Records provided
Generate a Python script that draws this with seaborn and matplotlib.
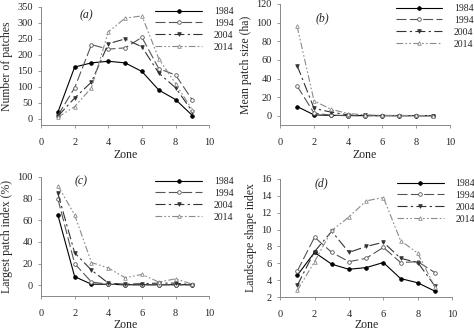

---

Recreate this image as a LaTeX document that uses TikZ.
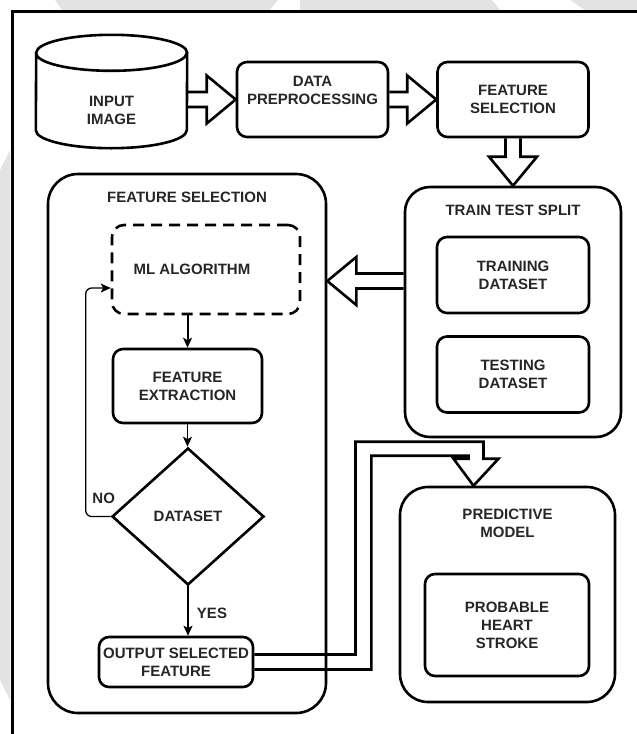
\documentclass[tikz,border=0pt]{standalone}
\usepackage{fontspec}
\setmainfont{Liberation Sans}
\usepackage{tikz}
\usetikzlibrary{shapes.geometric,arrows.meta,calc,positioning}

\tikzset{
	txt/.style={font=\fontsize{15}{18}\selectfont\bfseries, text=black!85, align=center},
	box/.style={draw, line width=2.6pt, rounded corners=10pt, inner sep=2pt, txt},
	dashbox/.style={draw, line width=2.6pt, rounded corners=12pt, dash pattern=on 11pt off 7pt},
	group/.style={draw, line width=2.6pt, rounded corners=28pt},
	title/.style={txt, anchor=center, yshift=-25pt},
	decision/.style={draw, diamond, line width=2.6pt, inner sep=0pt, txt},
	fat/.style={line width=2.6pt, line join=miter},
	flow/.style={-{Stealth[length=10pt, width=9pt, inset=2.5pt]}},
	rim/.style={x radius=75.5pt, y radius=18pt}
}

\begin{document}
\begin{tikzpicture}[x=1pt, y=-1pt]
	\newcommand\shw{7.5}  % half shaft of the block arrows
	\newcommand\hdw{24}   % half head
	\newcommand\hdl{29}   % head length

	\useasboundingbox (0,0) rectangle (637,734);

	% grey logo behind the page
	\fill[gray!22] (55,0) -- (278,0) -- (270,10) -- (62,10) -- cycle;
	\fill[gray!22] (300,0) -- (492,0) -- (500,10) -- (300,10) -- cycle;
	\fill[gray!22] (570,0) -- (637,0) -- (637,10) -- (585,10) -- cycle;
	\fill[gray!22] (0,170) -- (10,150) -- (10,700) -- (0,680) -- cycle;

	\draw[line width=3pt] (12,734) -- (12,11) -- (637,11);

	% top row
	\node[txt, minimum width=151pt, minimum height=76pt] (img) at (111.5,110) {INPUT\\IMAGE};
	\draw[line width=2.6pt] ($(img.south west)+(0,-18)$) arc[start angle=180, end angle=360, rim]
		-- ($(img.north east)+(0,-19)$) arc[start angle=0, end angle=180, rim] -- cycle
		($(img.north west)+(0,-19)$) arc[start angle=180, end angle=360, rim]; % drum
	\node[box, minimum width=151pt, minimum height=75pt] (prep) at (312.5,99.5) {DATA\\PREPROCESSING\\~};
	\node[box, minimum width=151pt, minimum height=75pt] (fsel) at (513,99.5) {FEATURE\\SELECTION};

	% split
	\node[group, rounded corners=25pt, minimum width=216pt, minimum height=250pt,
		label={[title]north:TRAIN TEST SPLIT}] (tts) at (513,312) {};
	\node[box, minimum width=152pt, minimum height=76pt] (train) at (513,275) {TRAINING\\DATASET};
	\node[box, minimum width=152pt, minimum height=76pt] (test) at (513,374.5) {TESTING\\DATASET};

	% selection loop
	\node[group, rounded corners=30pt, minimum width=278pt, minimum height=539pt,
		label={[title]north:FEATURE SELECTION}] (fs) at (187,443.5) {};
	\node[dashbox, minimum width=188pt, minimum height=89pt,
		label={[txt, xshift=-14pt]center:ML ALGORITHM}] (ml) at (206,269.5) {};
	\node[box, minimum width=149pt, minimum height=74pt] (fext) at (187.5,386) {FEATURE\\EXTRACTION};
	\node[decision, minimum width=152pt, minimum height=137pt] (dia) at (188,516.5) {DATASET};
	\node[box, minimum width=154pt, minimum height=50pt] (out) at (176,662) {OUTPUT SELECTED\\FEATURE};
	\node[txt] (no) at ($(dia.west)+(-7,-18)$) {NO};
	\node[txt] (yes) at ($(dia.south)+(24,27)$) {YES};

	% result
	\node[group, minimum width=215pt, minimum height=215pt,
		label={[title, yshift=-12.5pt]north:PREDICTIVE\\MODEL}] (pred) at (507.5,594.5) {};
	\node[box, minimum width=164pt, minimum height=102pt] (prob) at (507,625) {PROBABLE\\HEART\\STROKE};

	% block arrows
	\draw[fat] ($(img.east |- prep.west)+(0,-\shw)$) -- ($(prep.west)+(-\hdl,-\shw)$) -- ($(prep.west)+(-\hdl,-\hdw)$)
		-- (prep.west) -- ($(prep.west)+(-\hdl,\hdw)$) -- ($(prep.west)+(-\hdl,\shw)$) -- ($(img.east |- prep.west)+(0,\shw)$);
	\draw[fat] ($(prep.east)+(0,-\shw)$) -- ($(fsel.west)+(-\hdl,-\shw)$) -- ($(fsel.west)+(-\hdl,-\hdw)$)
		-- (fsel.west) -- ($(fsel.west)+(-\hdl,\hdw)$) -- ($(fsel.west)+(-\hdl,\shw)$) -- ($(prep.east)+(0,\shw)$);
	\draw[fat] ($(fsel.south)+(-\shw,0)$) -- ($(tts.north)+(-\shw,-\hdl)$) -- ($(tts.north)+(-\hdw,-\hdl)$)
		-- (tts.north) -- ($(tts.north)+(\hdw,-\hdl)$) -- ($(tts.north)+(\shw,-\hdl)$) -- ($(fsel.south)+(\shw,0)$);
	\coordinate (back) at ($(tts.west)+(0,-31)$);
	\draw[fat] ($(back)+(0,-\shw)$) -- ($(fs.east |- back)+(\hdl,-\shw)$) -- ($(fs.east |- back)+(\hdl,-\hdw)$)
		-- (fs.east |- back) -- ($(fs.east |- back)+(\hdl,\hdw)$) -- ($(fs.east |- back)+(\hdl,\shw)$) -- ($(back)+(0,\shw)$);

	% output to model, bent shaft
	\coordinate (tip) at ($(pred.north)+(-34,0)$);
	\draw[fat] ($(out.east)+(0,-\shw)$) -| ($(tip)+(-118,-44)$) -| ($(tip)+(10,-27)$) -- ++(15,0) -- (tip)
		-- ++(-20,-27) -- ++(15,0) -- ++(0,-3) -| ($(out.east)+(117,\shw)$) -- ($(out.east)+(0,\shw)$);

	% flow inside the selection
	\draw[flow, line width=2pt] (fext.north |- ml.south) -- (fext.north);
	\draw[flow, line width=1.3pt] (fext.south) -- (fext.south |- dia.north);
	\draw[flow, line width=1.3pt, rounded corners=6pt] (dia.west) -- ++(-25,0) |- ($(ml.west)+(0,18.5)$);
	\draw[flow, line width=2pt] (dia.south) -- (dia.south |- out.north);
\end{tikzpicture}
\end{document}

---

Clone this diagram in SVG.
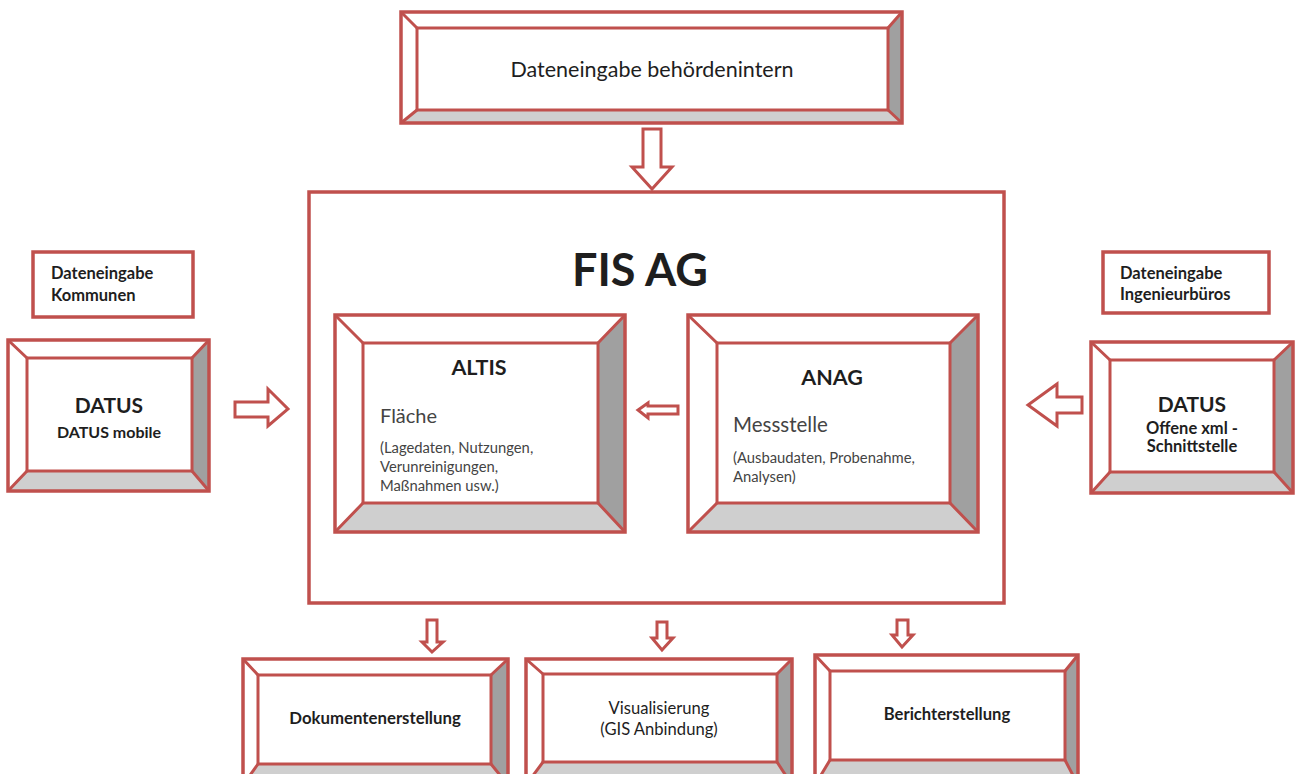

Problem statement
Copy word for word every line from the one with "Recreate this image" through the one with "(0,0) rectangle (637,734);", including both. No pictures belong in the copy.

Exercise solution
Recreate this image as a LaTeX document that uses TikZ.
\documentclass[tikz,border=0pt]{standalone}
\usepackage{fontspec}
\setmainfont{Liberation Sans}
\usepackage{tikz}
\usetikzlibrary{shapes.geometric,arrows.meta,calc,positioning}

\tikzset{
	txt/.style={font=\fontsize{15}{18}\selectfont\bfseries, text=black!85, align=center},
	box/.style={draw, line width=2.6pt, rounded corners=10pt, inner sep=2pt, txt},
	dashbox/.style={draw, line width=2.6pt, rounded corners=12pt, dash pattern=on 11pt off 7pt},
	group/.style={draw, line width=2.6pt, rounded corners=28pt},
	title/.style={txt, anchor=center, yshift=-25pt},
	decision/.style={draw, diamond, line width=2.6pt, inner sep=0pt, txt},
	fat/.style={line width=2.6pt, line join=miter},
	flow/.style={-{Stealth[length=10pt, width=9pt, inset=2.5pt]}},
	rim/.style={x radius=75.5pt, y radius=18pt}
}

\begin{document}
\begin{tikzpicture}[x=1pt, y=-1pt]
	\newcommand\shw{7.5}  % half shaft of the block arrows
	\newcommand\hdw{24}   % half head
	\newcommand\hdl{29}   % head length

	\useasboundingbox (0,0) rectangle (637,734);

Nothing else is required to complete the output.